В итоге у нас получилось, как в поговорке «ни два, ни полтора». Общей производственной базы не создавалось, а вот переток трудовых ресурсов произошёл. И если такой процесс рассмотреть с точки зрения гипотетического экономиста из Средней Азии, который решил бы написать план развития, то данная конкретная ситуация выглядела бы для него угрожающе, поскольку серьёзно снижает инвестиционную привлекательность региона. Ведь теперь для новых инвестиционных проектов надо возвращать рабочие руки, которым надо серьёзно поднимать ставки оплаты! Это, кстати, ещё одна из причин, по которой Узбекистан, Таджикистан и Туркмения очень осторожно подходят к интеграции с ЕАЭС. Но это, как мы наглядно видим, важно и нам самим — может быть, формат ЕАЭС в текущем виде в отношениях с этими государствами и в самом деле избыточен, но какой тогда достаточный?
От концепции межгосударственного объединения зависит весь цикл решений. Если у нас действует концепция изначального ЕАЭС, то следовать за ней должно массовое открытие русскоязычных школ в самой Средней (Центральной) Азии. Россия сейчас выделила дополнительные 4,5 млрд руб. на постройку таких общеобразовательных учебных заведений.
Вроде бы всё правильно, но реалии таковы, что в Таджикистане и Узбекистане русские школы — это почти элитные заведения, вроде всем известных лингвистических школ в той же Москве. Туда конкурс, который зачастую принимает сложные формы. Тут можно вспомнить скандал, который в прошлом году получился в Таджикистане, когда в такое учебное заведение 1 сентября пошли учиться не совсем те, кто был в первоначальных списках. Почему так? А потому, что в дальнейшем можно продолжить образование и в России, и, кстати, за рубежом.
С точки зрения «мягкой силы» создание элиты, которая потом окончит российские ВУЗы и будет проводить комплиментарную для нас политику, этот шаг совершенно верный, но с точки зрения той самой концепции этих выпускников недостаточно. Условно, для концепции ЕврАзЭс решение о новых учебных заведениях правильное, для ЕАЭС — недостаточное. И такие примеры можно приводить один за другим.

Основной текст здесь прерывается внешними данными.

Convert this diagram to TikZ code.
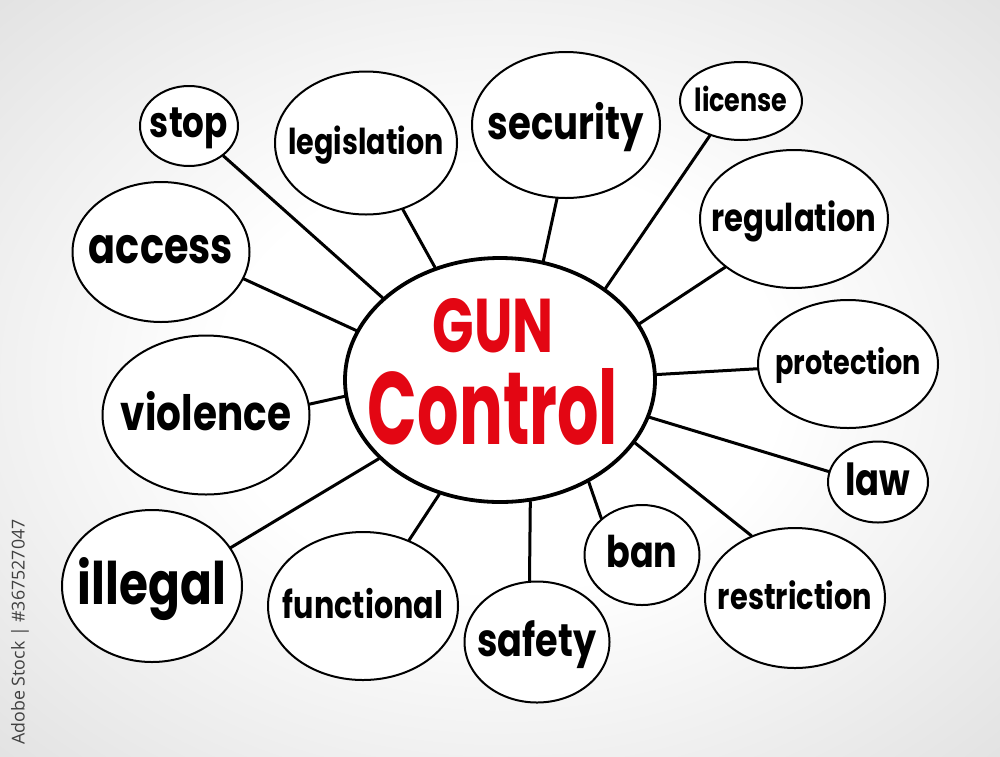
\documentclass[tikz,border=0pt]{standalone}
\usepackage{graphicx}
\usepackage{fontspec}
\setmainfont{Poppins}
\newfontfamily\stockfont{Open Sans}
\usetikzlibrary{shapes.geometric}
\definecolor{gunred}{HTML}{E30613}
\definecolor{bgedge}{HTML}{E2E2E2}
\newcommand\fitw[2]{\smash{\makebox[0pt]{\raisebox{-0.4\height}{\resizebox{#1pt}{!}{\scalebox{1}[1.25]{#2}}}}}}
\pgfdeclareradialshading{bgshade}{\pgfpoint{0bp}{0bp}}{color(0bp)=(white); color(14bp)=(white); color(36bp)=(bgedge); color(50bp)=(bgedge)}
\tikzset{
  bub/.style={ellipse, draw=black, line width=2pt, fill=white, inner sep=0pt, font=\bfseries},
  hub/.style={ellipse, draw=black, line width=3.8pt, fill=white, inner sep=0pt},
  link/.style={draw=black, line width=3pt, line cap=round}
}
\begin{document}
\begin{tikzpicture}[x=1pt,y=-1pt]
\useasboundingbox (0,0) rectangle (1000,756);
\shade[shading=bgshade] (0,0) rectangle (1000,756);

% centre
\node[hub, minimum width=310pt, minimum height=244pt] (gc) at (500,380) {};
\node[font=\bfseries, text=gunred, inner sep=0pt] (gunt) at (493,326) {\resizebox{121pt}{54pt}{GUN}};
\node[font=\bfseries, text=gunred, inner sep=0pt] (ctrl) at (493,407) {\resizebox{250pt}{76pt}{Control}};

% satellites
\node[bub, minimum width=98pt, minimum height=80pt] (stop) at (189,126) {\fitw{78}{stop}};
\node[bub, minimum width=182pt, minimum height=143pt] (leg) at (366,143) {\fitw{155}{legislation}};
\node[bub, minimum width=188pt, minimum height=146pt] (sec) at (566,125) {\fitw{156}{security}};
\node[bub, minimum width=122pt, minimum height=78pt] (lic) at (741,101) {\fitw{93}{license}};
\node[bub, minimum width=188pt, minimum height=138pt] (reg) at (794,219) {\fitw{165}{regulation}};
\node[bub, minimum width=177pt, minimum height=140pt] (acc) at (161,252) {\fitw{144}{access}};
\node[bub, minimum width=180pt, minimum height=128pt] (prot) at (848,364) {\fitw{146}{protection}};
\node[bub, minimum width=207pt, minimum height=159pt] (vio) at (206,415) {\fitw{170}{violence}};
\node[bub, minimum width=100pt, minimum height=81pt] (law) at (878,482) {\fitw{65}{law}};
\node[bub, minimum width=180pt, minimum height=152pt] (ill) at (152,586) {\fitw{148}{illegal}};
\node[bub, minimum width=190pt, minimum height=148pt] (fun) at (363,606) {\fitw{160}{functional}};
\node[bub, minimum width=145pt, minimum height=121pt] (saf) at (537,642) {\fitw{119}{safety}};
\node[bub, minimum width=115pt, minimum height=100pt] (ban) at (642,555) {\fitw{71}{ban}};
\node[bub, minimum width=180pt, minimum height=140pt] (res) at (795,598) {\fitw{154}{restriction}};

% connectors
\draw[link] (stop.-41) -- (gc.145.7);
\draw[link] (leg.-61) -- (gc.120.6);
\draw[link] (sec.-97.8) -- (gc.70);
\draw[link] (lic.-132.6) -- (gc.41.4);
\draw[link] (reg.-145.8) -- (gc.22.8);
\draw[link] (acc.-18.6) -- (gc.161);
\draw[link] (prot.183) -- (gc.2.6);
\draw[link] (vio.6.3) -- (gc.186.6);
\draw[link] (law.168) -- (gc.-14.2);
\draw[link] (ill.26) -- (gc.213.3);
\draw[link] (fun.55.3) -- (gc.-118.5);
\draw[link] (saf.97.7) -- (gc.-76.2);
\draw[link] (ban.138.3) -- (gc.-49.2);
\draw[link] (res.125.8) -- (gc.-25.6);

% stock credit
\node[rotate=90, text=black!75, font=\stockfont, inner sep=0pt] (credit) at (20,632) {\resizebox{225pt}{!}{Adobe Stock | \#367527047}};
\end{tikzpicture}
\end{document}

Вот недавно Китай в Сиане предложил пяти странам Центральной Азии стать частью своей производственной фабрики. У нас сделали акценты на транзите и караванных путях, хотя главным тут было именно то, что Китай предлагает этим странам войти в свой стоимостной контур. Теперь возникает вопрос — концепция ЕАЭС «потянет» конкуренцию за стоимость с Китаем или нет? Мы ведь не часть этой фабрики, хотя снабжаем и будем снабжать её ресурсами. Мы всё-таки фактический и потенциальный крупный потребитель товаров.
Надо ли оставлять ЕАЭС концептуально в существующем виде и упираться в создание собственного стоимостного контура или надо создавать некий промежуточный вариант между ЕврАзЭс и нынешним ЕАЭС — это один из главных вопросов для выработки подходов к решению проблем в сфере трудовой миграции. В противном случае острота этих проблем будет увеличиваться, а решения останутся скорее ситуативными.